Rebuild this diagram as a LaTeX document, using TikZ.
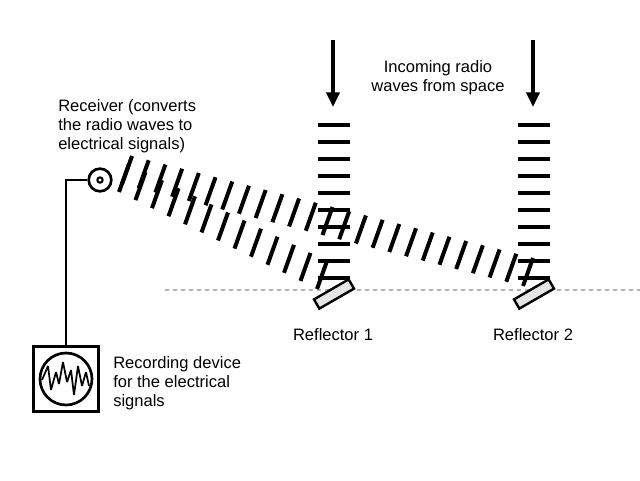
\documentclass[tikz,border=0pt]{standalone}
\usepackage{fontspec}
\setmainfont{Liberation Sans}
\usetikzlibrary{calc,arrows.meta}
\begin{document}
\begin{tikzpicture}[x=0.75pt,y=-0.75pt,
  tick/.style={line width=3pt},
  lbl/.style={font=\fontsize{12.4}{14.2}\selectfont,align=left},
  refl/.style={draw,line width=1.8pt,fill=black!10,minimum width=30pt,minimum height=8pt,inner sep=0pt}]
\useasboundingbox (0,0) rectangle (640,480);
\draw[gray!60,dashed,line width=1pt] (165,290) -- (640,290);
% incoming arrows
\coordinate (a1s) at (333,40); \coordinate (a1e) at (333,107);
\coordinate (a2s) at (533,40); \coordinate (a2e) at (533,107);
\draw[line width=2.4pt,-{Triangle[length=11pt,width=10pt]}] (a1s) -- (a1e);
\draw[line width=2.4pt,-{Triangle[length=11pt,width=10pt]}] (a2s) -- (a2e);
% horizontal ticks
\foreach \k in {0,...,9}{
  \draw[tick] (318,125+17*\k) -- (350,125+17*\k);
  \draw[tick] (518,125+17*\k) -- (550,125+17*\k);
}
% reflected waves
\coordinate (w1s) at (124,178); \coordinate (w1e) at (322,275);
\coordinate (w2s) at (127,170); \coordinate (w2e) at (528,272);
\foreach \i in {0,...,12}{
  \path ($(w1s)!\i/12!(w1e)$) coordinate (p);
  \draw[tick] ($(p)+(5,-14)$) -- ($(p)+(-5,14)$);
}
\foreach \i in {0,...,24}{
  \path ($(w2s)!\i/24!(w2e)$) coordinate (p);
  \draw[tick] ($(p)+(5,-14)$) -- ($(p)+(-5,14)$);
}
% reflectors
\node[refl,rotate=30] (r1) at (334,294) {};
\node[refl,rotate=30] (r2) at (534,294) {};
% receiver
\node[draw,circle,line width=2pt,minimum size=17pt,inner sep=0pt,fill=white] (rx) at (100,180) {};
\node[draw,circle,line width=1.5pt,minimum size=4pt,inner sep=0pt] at (rx) {};
% recorder
\node[draw,line width=2pt,minimum size=49pt,inner sep=0pt] (rec) at (66,379) {};
\draw[line width=2pt] (rx.west) -| (rec.north);
\draw[line width=2pt] (rec.center) circle (26);
\draw[line width=1.3pt,line join=bevel] (42,380) -- (48,366) -- (51,390) -- (56,372) -- (59,384) -- (63,362) -- (67,382) -- (71,370) -- (74,395) -- (78,366) -- (82,386) -- (86,372) -- (89,386);
% labels
\node[lbl,anchor=north west,inner sep=0pt] (t1) at (58,99) {Receiver (converts\\the radio waves to\\electrical signals)};
\node[lbl,align=center] (t2) at (438,78) {Incoming radio\\waves from space};
\node[lbl] (t3) at (333,335) {Reflector 1};
\node[lbl] (t4) at (533,335) {Reflector 2};
\node[lbl,anchor=north west,inner sep=0pt] (t5) at (113,356) {Recording device\\for the electrical\\signals};
\end{tikzpicture}
\end{document}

● **What is asked**
Set down the material exactly, every line of it, except for the pictures.

● **Correct response**
Rebuild this diagram as a LaTeX document, using TikZ.
\documentclass[tikz,border=0pt]{standalone}
\usepackage{fontspec}
\setmainfont{Liberation Sans}
\usetikzlibrary{calc,arrows.meta}
\begin{document}
\begin{tikzpicture}[x=0.75pt,y=-0.75pt,
  tick/.style={line width=3pt},
  lbl/.style={font=\fontsize{12.4}{14.2}\selectfont,align=left},
  refl/.style={draw,line width=1.8pt,fill=black!10,minimum width=30pt,minimum height=8pt,inner sep=0pt}]
\useasboundingbox (0,0) rectangle (640,480);
\draw[gray!60,dashed,line width=1pt] (165,290) -- (640,290);
% incoming arrows
\coordinate (a1s) at (333,40); \coordinate (a1e) at (333,107);
\coordinate (a2s) at (533,40); \coordinate (a2e) at (533,107);
\draw[line width=2.4pt,-{Triangle[length=11pt,width=10pt]}] (a1s) -- (a1e);
\draw[line width=2.4pt,-{Triangle[length=11pt,width=10pt]}] (a2s) -- (a2e);
% horizontal ticks
\foreach \k in {0,...,9}{
  \draw[tick] (318,125+17*\k) -- (350,125+17*\k);
  \draw[tick] (518,125+17*\k) -- (550,125+17*\k);
}
% reflected waves
\coordinate (w1s) at (124,178); \coordinate (w1e) at (322,275);
\coordinate (w2s) at (127,170); \coordinate (w2e) at (528,272);
\foreach \i in {0,...,12}{
  \path ($(w1s)!\i/12!(w1e)$) coordinate (p);
  \draw[tick] ($(p)+(5,-14)$) -- ($(p)+(-5,14)$);
}
\foreach \i in {0,...,24}{
  \path ($(w2s)!\i/24!(w2e)$) coordinate (p);
  \draw[tick] ($(p)+(5,-14)$) -- ($(p)+(-5,14)$);
}
% reflectors
\node[refl,rotate=30] (r1) at (334,294) {};
\node[refl,rotate=30] (r2) at (534,294) {};
% receiver
\node[draw,circle,line width=2pt,minimum size=17pt,inner sep=0pt,fill=white] (rx) at (100,180) {};
\node[draw,circle,line width=1.5pt,minimum size=4pt,inner sep=0pt] at (rx) {};
% recorder
\node[draw,line width=2pt,minimum size=49pt,inner sep=0pt] (rec) at (66,379) {};
\draw[line width=2pt] (rx.west) -| (rec.north);
\draw[line width=2pt] (rec.center) circle (26);
\draw[line width=1.3pt,line join=bevel] (42,380) -- (48,366) -- (51,390) -- (56,372) -- (59,384) -- (63,362) -- (67,382) -- (71,370) -- (74,395) -- (78,366) -- (82,386) -- (86,372) -- (89,386);
% labels
\node[lbl,anchor=north west,inner sep=0pt] (t1) at (58,99) {Receiver (converts\\the radio waves to\\electrical signals)};
\node[lbl,align=center] (t2) at (438,78) {Incoming radio\\waves from space};
\node[lbl] (t3) at (333,335) {Reflector 1};
\node[lbl] (t4) at (533,335) {Reflector 2};
\node[lbl,anchor=north west,inner sep=0pt] (t5) at (113,356) {Recording device\\for the electrical\\signals};
\end{tikzpicture}
\end{document}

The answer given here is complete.